Disco and glam rock were also major influences for Associates; their first single, released in 1979, was a cover of David Bowie’s “Boys Keep Swinging.” Of course, Bowie’s version had been released just a few months earlier, so it’s unclear whether Mackenzie and multi-instrumentalist Alan Rankine intended to pay tribute to their hero or knock him off the chart. In any case, the single’s success earned the Scottish duo a deal with Fiction Records, best known for its involvement with The Cure. Their debut LP, The Affectionate Punch, was commercially unsuccessful and contains some forgettable tracks (it ends with a song about the alphabet, I kid you not), but tracks like “Amused as Always” point toward the future, a future filled with grief and dread–a bright future, if you’re Mackenzie or Rankine.
“1981 is going to be the year of singles,” Mackenzie told Melody Maker, and what a year it was for Associates. The duo embarked on a ten-week, speed-fueled, mostly-nocturnal recording spree that resulted in some of their most experimental work to date. “We did things like ‘balloon guitar’ where you fill a balloon with water…and then get feedback out of your amp and modulate it by wiggling the balloon directly on the strings,” Rankine has said. “Q Quarters,” which, I imagine, is full of cobwebs and probably a ghost or two, features a balalaika and a coughing fit. On “White Car in Germany,” Mackenzie sings his parts through “greaseproof paper and a comb”; “Kitchen Person,” the most dissonant, disorienting track to emerge from the sessions, features vocals sung through a vacuum cleaner tube, nearly getting lost among the guitar feedback and xylophone-plunking.

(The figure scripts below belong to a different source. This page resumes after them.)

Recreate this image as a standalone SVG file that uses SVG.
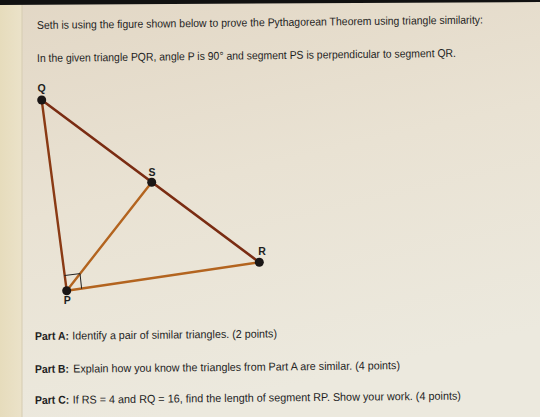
<svg xmlns="http://www.w3.org/2000/svg" width="540" height="417" viewBox="0 0 540 417">
<defs>
<linearGradient id="bg" x1="0" y1="0" x2="0.3" y2="1">
<stop offset="0" stop-color="#e2d7c5"/>
<stop offset="0.5" stop-color="#e9e2d3"/>
<stop offset="1" stop-color="#ece9de"/>
</linearGradient>
<linearGradient id="strip" x1="0" y1="0" x2="1" y2="0">
<stop offset="0" stop-color="#e6dcbc"/>
<stop offset="1" stop-color="#ebe2c9"/>
</linearGradient>
<style>
.t{font-family:"Liberation Sans",Arial,sans-serif;font-size:11.3px;fill:#1e1e1e}
.b{font-weight:bold}
.lbl{font-family:"Liberation Sans",Arial,sans-serif;font-size:10.5px;font-weight:bold;fill:#1e1e1e;text-anchor:middle}
.dot{fill:#1a1616}
</style>
</defs>
<rect x="0" y="0" width="540" height="417" fill="url(#bg)"/>
<rect x="0" y="0" width="22" height="417" fill="url(#strip)"/>
<rect x="21.5" y="0" width="1" height="417" fill="#d6cbb2"/>
<polygon points="0,0 540,0 540,2 0,5" fill="#111"/>
<g id="text">
<text class="t" x="37" y="29" textLength="446" lengthAdjust="spacingAndGlyphs" transform="rotate(-0.7 37 29)">Seth is using the figure shown below to prove the Pythagorean Theorem using triangle similarity:</text>
<text class="t" x="37" y="62" textLength="419" lengthAdjust="spacingAndGlyphs" transform="rotate(-0.7 37 62)">In the given triangle PQR, angle P is 90° and segment PS is perpendicular to segment QR.</text>
<g transform="rotate(-0.6 35 340)">
<text class="t b" x="35" y="340" textLength="34" lengthAdjust="spacingAndGlyphs">Part A:</text>
<text class="t" x="72.3" y="340" textLength="204.7" lengthAdjust="spacingAndGlyphs">Identify a pair of similar triangles. (2 points)</text>
</g>
<g transform="rotate(-0.6 35 373)">
<text class="t b" x="35" y="373" textLength="34" lengthAdjust="spacingAndGlyphs">Part B:</text>
<text class="t" x="73.3" y="373" textLength="326.7" lengthAdjust="spacingAndGlyphs">Explain how you know the triangles from Part A are similar. (4 points)</text>
</g>
<g transform="rotate(-0.6 35 404)">
<text class="t b" x="35" y="404" textLength="34.3" lengthAdjust="spacingAndGlyphs">Part C:</text>
<text class="t" x="72.7" y="404" textLength="388.3" lengthAdjust="spacingAndGlyphs">If RS = 4 and RQ = 16, find the length of segment RP. Show your work. (4 points)</text>
</g>
</g>
<g id="connectors" fill="none" stroke-linecap="round">
<line x1="41.7" y1="100" x2="259.3" y2="262.3" stroke="#7a2c12" stroke-width="2.6"/>
<line x1="41.7" y1="100" x2="66.7" y2="290.7" stroke="#8a3a14" stroke-width="2.4"/>
<line x1="66.7" y1="290.7" x2="151.7" y2="182.3" stroke="#b3641f" stroke-width="2.4"/>
<line x1="66.7" y1="290.7" x2="259.3" y2="262.3" stroke="#b3641f" stroke-width="2.4"/>
<polyline points="64.8,275.5 80,273.6 81.6,288.4" stroke="#222" stroke-width="1"/>
</g>
<g id="node-Q"><circle class="dot" cx="41.7" cy="100" r="4.5"/><text class="lbl" x="41.7" y="92">Q</text></g>
<g id="node-S"><circle class="dot" cx="151.7" cy="182.3" r="4.5"/><text class="lbl" x="152" y="176">S</text></g>
<g id="node-R"><circle class="dot" cx="259.3" cy="262.3" r="4.5"/><text class="lbl" x="262" y="255">R</text></g>
<g id="node-P"><circle class="dot" cx="66.7" cy="290.7" r="4.5" fill="#2a1414"/><text class="lbl" x="67.3" y="303.5">P</text></g>
</svg>
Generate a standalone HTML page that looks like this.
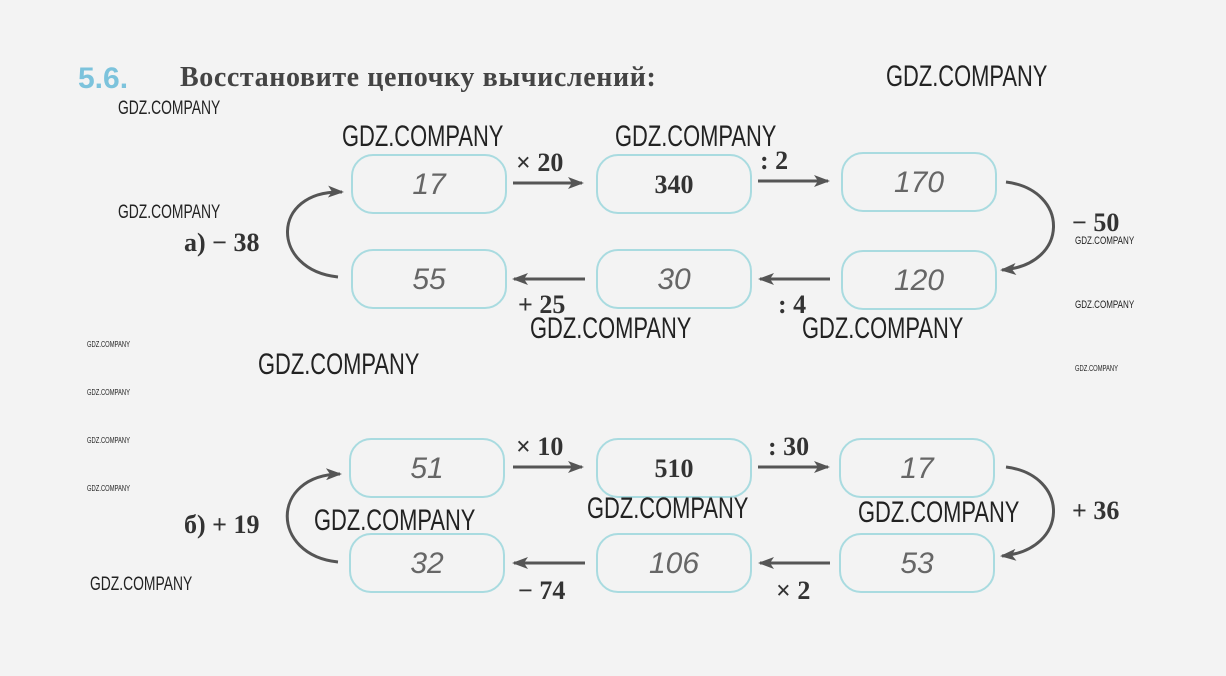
<!DOCTYPE html>
<html><head><meta charset="utf-8"><style>
body{margin:0;width:1226px;height:676px;background:#f3f3f3;overflow:hidden;position:relative;font-family:"Liberation Serif",serif;color:#333}
.a{position:absolute;white-space:nowrap}
.box{position:absolute;width:156px;height:60px;border:2px solid #a9dbe0;border-radius:22px;box-sizing:border-box;text-align:center;line-height:58px;font-size:30px;font-style:italic;color:#666;font-family:"Liberation Sans",sans-serif}
.box.p{font-style:normal;font-family:"Liberation Serif",serif;font-weight:bold;color:#333;font-size:26px}
.w{position:absolute;font-family:"Liberation Sans",sans-serif;color:#222;white-space:nowrap;transform:scaleX(0.73);transform-origin:left}
.op{position:absolute;font-size:26px;font-weight:bold;color:#333;white-space:nowrap}
</style></head><body>
<div class="a" style="left:78px;top:62px;font-size:30px;font-weight:bold;color:#7cc3dc;font-family:'Liberation Sans',sans-serif">5.6.</div>
<div class="a" style="left:180px;top:62px;font-size:28px;font-weight:bold;color:#444;letter-spacing:0.6px">Восстановите цепочку вычислений:</div>

<div class="box" style="left:351px;top:154px">17</div>
<div class="box p" style="left:596px;top:154px">340</div>
<div class="box" style="left:841px;top:152px">170</div>
<div class="box" style="left:351px;top:249px">55</div>
<div class="box" style="left:596px;top:249px">30</div>
<div class="box" style="left:841px;top:250px">120</div>

<div class="box" style="left:349px;top:438px">51</div>
<div class="box p" style="left:596px;top:438px">510</div>
<div class="box" style="left:839px;top:438px">17</div>
<div class="box" style="left:349px;top:533px">32</div>
<div class="box" style="left:596px;top:533px">106</div>
<div class="box" style="left:839px;top:533px">53</div>

<div class="op" style="left:516px;top:148px">× 20</div>
<div class="op" style="left:760px;top:146px">: 2</div>
<div class="op" style="left:1072px;top:208px">− 50</div>
<div class="op" style="left:778px;top:290px">: 4</div>
<div class="op" style="left:518px;top:290px">+ 25</div>
<div class="op" style="left:184px;top:228px">а) − 38</div>

<div class="op" style="left:516px;top:432px">× 10</div>
<div class="op" style="left:768px;top:432px">: 30</div>
<div class="op" style="left:1072px;top:496px">+ 36</div>
<div class="op" style="left:776px;top:576px">× 2</div>
<div class="op" style="left:518px;top:576px">− 74</div>
<div class="op" style="left:184px;top:510px">б) + 19</div>

<svg class="a" style="left:0;top:0" width="1226" height="676">
<defs><marker id="m" markerWidth="16" markerHeight="12" refX="14" refY="6" orient="auto" markerUnits="userSpaceOnUse"><path d="M0,0 L16,6 L0,12 L4,6 Z" fill="#555"/></marker></defs>
<g stroke="#555" stroke-width="3" fill="none" marker-end="url(#m)">
<line x1="513" y1="183" x2="582" y2="183"/>
<line x1="758" y1="181" x2="828" y2="181"/>
<line x1="585" y1="279" x2="514" y2="279"/>
<line x1="830" y1="279" x2="760" y2="279"/>
<path d="M338,277 C270,270 270,190 342,192"/>
<path d="M1006,182 C1070,190 1070,265 1002,270"/>
<line x1="513" y1="467" x2="582" y2="467"/>
<line x1="758" y1="467" x2="828" y2="467"/>
<line x1="585" y1="563" x2="514" y2="563"/>
<line x1="830" y1="563" x2="760" y2="563"/>
<path d="M338,562 C270,555 270,475 340,474"/>
<path d="M1006,467 C1070,475 1070,550 1002,556"/>
</g></svg>

<div class="w" style="left:886px;top:60px;font-size:30px">GDZ.COMPANY</div>
<div class="w" style="left:118px;top:98px;font-size:19px">GDZ.COMPANY</div>
<div class="w" style="left:342px;top:120px;font-size:30px">GDZ.COMPANY</div>
<div class="w" style="left:615px;top:120px;font-size:30px">GDZ.COMPANY</div>
<div class="w" style="left:118px;top:202px;font-size:19px">GDZ.COMPANY</div>
<div class="w" style="left:1075px;top:235px;font-size:11px">GDZ.COMPANY</div>
<div class="w" style="left:1075px;top:299px;font-size:11px">GDZ.COMPANY</div>
<div class="w" style="left:530px;top:312px;font-size:30px">GDZ.COMPANY</div>
<div class="w" style="left:802px;top:312px;font-size:30px">GDZ.COMPANY</div>
<div class="w" style="left:87px;top:340px;font-size:8px">GDZ.COMPANY</div>
<div class="w" style="left:258px;top:348px;font-size:30px">GDZ.COMPANY</div>
<div class="w" style="left:1075px;top:364px;font-size:8px">GDZ.COMPANY</div>
<div class="w" style="left:87px;top:388px;font-size:8px">GDZ.COMPANY</div>
<div class="w" style="left:87px;top:436px;font-size:8px">GDZ.COMPANY</div>
<div class="w" style="left:87px;top:484px;font-size:8px">GDZ.COMPANY</div>
<div class="w" style="left:587px;top:492px;font-size:30px">GDZ.COMPANY</div>
<div class="w" style="left:858px;top:496px;font-size:30px">GDZ.COMPANY</div>
<div class="w" style="left:314px;top:504px;font-size:30px">GDZ.COMPANY</div>
<div class="w" style="left:90px;top:574px;font-size:19px">GDZ.COMPANY</div>
</body></html>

The Year of Singles may have been Associates’ creative peak, but commercial success wouldn’t come until the following year, when they released their second full-length album, Sulk (or their third, if you consider the 1981 singles and b-sides compilation Fourth Drawer Down an album). Of course, that’s not to say they didn’t have ambitious ideas for the album. “Make it sound expensive,” Mackenzie reportedly told producer Mike Hedges. “Make it sound like it’s inside a sarcophagus.” “Make it sound like grass.” Ultimately, Sulk sounds like a pop album, albeit an eccentric one: the success of “Party Fears Two” and “Club Country” brought the group to Top of the Pops, while album cuts like “No” and “Skipping” brought them into darker realms. “Tore my hair out by the roots / Planted them in someone’s garden,” the nightmarish “No” begins. “Shaved and cut myself again / Should have let it slip down further.” It’s an alienating song, a risky choice for the second slot on a track list, and it takes on an even graver significance in light of Mackenzie’s suicide 15 years later.
The band’s demise came much sooner than its singer’s. Though Mackenzie recorded under the Associates name until 1990, he and Rankine split in ’82, when Mackenzie backed out of a major U.K. tour. According to post-punk expert Simon Reynolds, the singer’s reasons for bailing included “stage fright and the terror of being sucked into the rockbiz machine.” Perhaps there’s one lyric from the satirical “Club Country” that Mackenzie meant sincerely: “If we stick around, we’re sure to be looked down upon.”
All quotes taken from Rip It Up and Start Again by Simon Reynolds (Penguin, 2005, pp. 289-94 and 333-4).